長野県立歴史館(千曲市)外観 撮影日191110
特別企画「土偶展 国宝土偶―縄文文化の多彩な個性」
■ 国宝の土偶は5点しかなく、全てが勢ぞろいしているとあっては観に行かないわけにはいかない。ということで最終日の昨日(10日)、千曲市にある長野県立歴史館まで出かけてきた。展示室内は撮影が禁止されているが、展示室外の廊下に掲示されている土偶の資料などは撮影可、ということだったので下の写真を撮った。個性的な土偶5点が並んでいる。
左から
① 縄文の女神 :山形県舟形町・西ノ前遺跡 約4800年前 高さ45.0cm
② 縄文のビーナス:長野県茅野市・棚畑遺跡 約5300年前 高さ27.0cm
③ 仮面の女神 :長野県茅野市・中ッ原遺跡 約4000年前 高さ34.0cm
④ 合掌土偶 :青森県八戸市・風張1遺跡 約3500年前 高さ19.8cm
⑤ 中空土偶茅空 :北海道函館市・著保内野遺跡 約3500年前 高さ41.5cm
5点の中では②縄文のビーナスが好き。
①縄文の女神は木彫のような印象で、これは後ろ姿ではないかと思った。側面のフォルム・カーブが独特だった。

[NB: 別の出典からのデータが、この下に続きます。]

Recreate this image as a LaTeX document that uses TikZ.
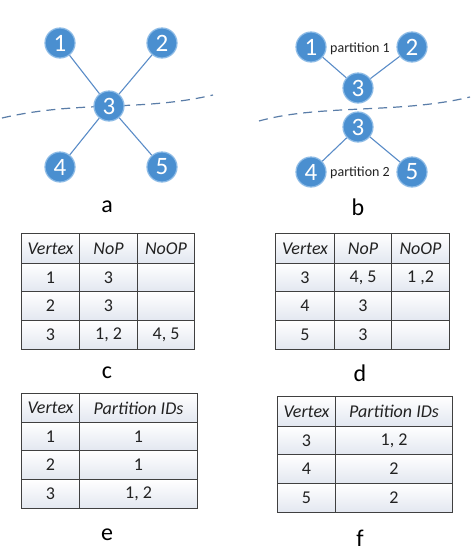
\documentclass[tikz,border=0pt]{standalone}
\usepackage{fontspec}
\setmainfont{Carlito}
\definecolor{nodeblue}{HTML}{4A8FD0}
\definecolor{noderim}{HTML}{8DBBE6}
\definecolor{edgeblue}{HTML}{5B8DC8}
\definecolor{dashblue}{HTML}{5A7DA8}
\definecolor{cellbot}{HTML}{E2E7F0}
\definecolor{gridgray}{HTML}{404040}
\definecolor{txt}{HTML}{222222}
\tikzset{
  vert/.style={circle, fill=nodeblue, draw=noderim, line width=1.2pt, minimum size=30pt, inner sep=0pt, text=white, font=\fontsize{25}{25}\selectfont},
  edge/.style={edgeblue, line width=1.1pt},
  cut/.style={dashblue, line width=1.2pt, dash pattern=on 9pt off 6pt},
  sublabel/.style={text=black, font=\fontsize{24}{24}\selectfont},
  partlabel/.style={text=txt, font=\fontsize{14}{14}\selectfont},
  cellbox/.style={rectangle, draw=gridgray, line width=1.1pt, top color=white, bottom color=cellbot, inner sep=0pt, anchor=north west, text=txt, font=\fontsize{18}{18}\selectfont},
}
\newcommand\tcell[6]{\node[cellbox, minimum width={(#4-#2)*1pt}, minimum height={(#5-#3)*1pt}] (#1) at (#2,#3) {#6};}
\begin{document}
\begin{tikzpicture}[x=1pt,y=-1pt]
\useasboundingbox[fill=white] (0,0) rectangle (474,552);
% ---- a ----
\draw[cut] (2,118) .. controls (80,100) and (140,112) .. (213,95);
\node[vert] (a3) at (109,106) {3};
\node[vert] (a1) at (60,43) {1};
\node[vert] (a2) at (162,43) {2};
\node[vert] (a4) at (60,167) {4};
\node[vert] (a5) at (162,167) {5};
\draw[edge] (a1) -- (a3);
\draw[edge] (a2) -- (a3);
\draw[edge] (a4) -- (a3);
\draw[edge] (a5) -- (a3);
\node[sublabel] (la) at (107,207) {a};
% ---- b ----
\draw[cut] (259,121) .. controls (320,104) and (400,114) .. (470,97);
\node[vert] (b1) at (311,47) {1};
\node[vert] (b2) at (412,47) {2};
\node[vert] (b3u) at (358,88) {3};
\node[vert] (b3l) at (358,127) {3};
\node[vert] (b4) at (311,172) {4};
\node[vert] (b5) at (412,172) {5};
\draw[edge] (b1) -- (b3u);
\draw[edge] (b2) -- (b3u);
\draw[edge] (b4) -- (b3l);
\draw[edge] (b5) -- (b3l);
\node[partlabel] (p1) at (360,49) {partition 1};
\node[partlabel] (p2) at (360,173) {partition 2};
\node[sublabel] (lb) at (358,207) {b};
% ---- c ----
\tcell{c11}{21}{233}{79}{263}{\itshape Vertex}
\tcell{c12}{79}{233}{137}{263}{\itshape NoP}
\tcell{c13}{137}{233}{194}{263}{\itshape NoOP}
\tcell{c21}{21}{263}{79}{291}{1}
\tcell{c22}{79}{263}{137}{291}{3}
\tcell{c23}{137}{263}{194}{291}{}
\tcell{c31}{21}{291}{79}{320}{2}
\tcell{c32}{79}{291}{137}{320}{3}
\tcell{c33}{137}{291}{194}{320}{}
\tcell{c41}{21}{320}{79}{349}{3}
\tcell{c42}{79}{320}{137}{349}{1, 2}
\tcell{c43}{137}{320}{194}{349}{4, 5}
\node[sublabel] (lc) at (107,373) {c};
% ---- d ----
\tcell{d11}{275}{233}{334}{263}{\itshape Vertex}
\tcell{d12}{334}{233}{391}{263}{\itshape NoP}
\tcell{d13}{391}{233}{449}{263}{\itshape NoOP}
\tcell{d21}{275}{263}{334}{291}{3}
\tcell{d22}{334}{263}{391}{291}{4, 5}
\tcell{d23}{391}{263}{449}{291}{1 ,2}
\tcell{d31}{275}{291}{334}{320}{4}
\tcell{d32}{334}{291}{391}{320}{3}
\tcell{d33}{391}{291}{449}{320}{}
\tcell{d41}{275}{320}{334}{349}{5}
\tcell{d42}{334}{320}{391}{349}{3}
\tcell{d43}{391}{320}{449}{349}{}
\node[sublabel] (ld) at (360,373) {d};
% ---- e ----
\tcell{e11}{21}{393}{79}{422}{\itshape Vertex}
\tcell{e12}{79}{393}{197}{422}{\itshape Partition IDs}
\tcell{e21}{21}{422}{79}{450}{1}
\tcell{e22}{79}{422}{197}{450}{1}
\tcell{e31}{21}{450}{79}{479}{2}
\tcell{e32}{79}{450}{197}{479}{1}
\tcell{e41}{21}{479}{79}{508}{3}
\tcell{e42}{79}{479}{197}{508}{1, 2}
\node[sublabel] (le) at (107,535) {e};
% ---- f ----
\tcell{f11}{277}{396}{335}{426}{\itshape Vertex}
\tcell{f12}{335}{396}{452}{426}{\itshape Partition IDs}
\tcell{f21}{277}{426}{335}{454}{3}
\tcell{f22}{335}{426}{452}{454}{1, 2}
\tcell{f31}{277}{454}{335}{483}{4}
\tcell{f32}{335}{454}{452}{483}{2}
\tcell{f41}{277}{483}{335}{512}{5}
\tcell{f42}{335}{483}{452}{512}{2}
\node[sublabel] (lf) at (360,538) {f};
\end{tikzpicture}
\end{document}
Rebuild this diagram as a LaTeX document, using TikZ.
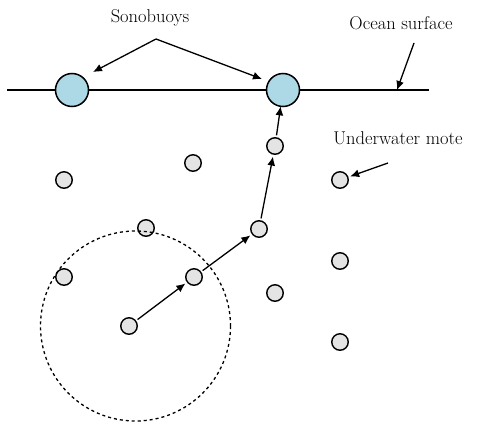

②縄文のビーナスと③仮面の女神は茅野市尖石縄文考古館で既に観ている。過去ログ
④合掌土偶は他の4点とは違い、座位で名前の通り合掌した姿で、最も具象的な姿だ。この土偶の写真は今までに何回か見たことがあり、今回の展覧会で実物を見ることができてうれしかった。存在感のある土偶で一番時間をかけて観た。
⑤中空土偶茅空は両腕が欠損している。両脚で挟んでいるように見えるパイプ状の穴が気になるが、この展覧会のことを報じた新聞記事(*1)によると、この穴が体の中の空洞とつながっていて、火で焼く時に破裂しないように工夫したものだという。体の中に水を入れ、脚のこの穴から何かに注ぐために使われたという見方もあるそうだ。想像はたくましくしておいた方が良いだろう。確かに空気抜きの穴であればもう少し目立たないようにつくろうとするのかもしれず、何かに使うことを目的につくったのかもしれない。
1万年以上も続いた縄文時代、国宝の土偶は約3500年前から5300年前に制作されている。人の造形力は今も昔も変わらないのかもしれない。現在の「芸術品」は5000年後まで伝わるのだろうか、そして未来人を感動させることができるのだろうか・・・。
土偶を見ながらこんなことを考えていた。
最終日ということでかなり混んでいた。入場待ちしている時、入場者が14,000人になったとアナウンスしていたが、最終的には15,000人を超えたようだ(後日正確な数字を確認出来たら修正したい)。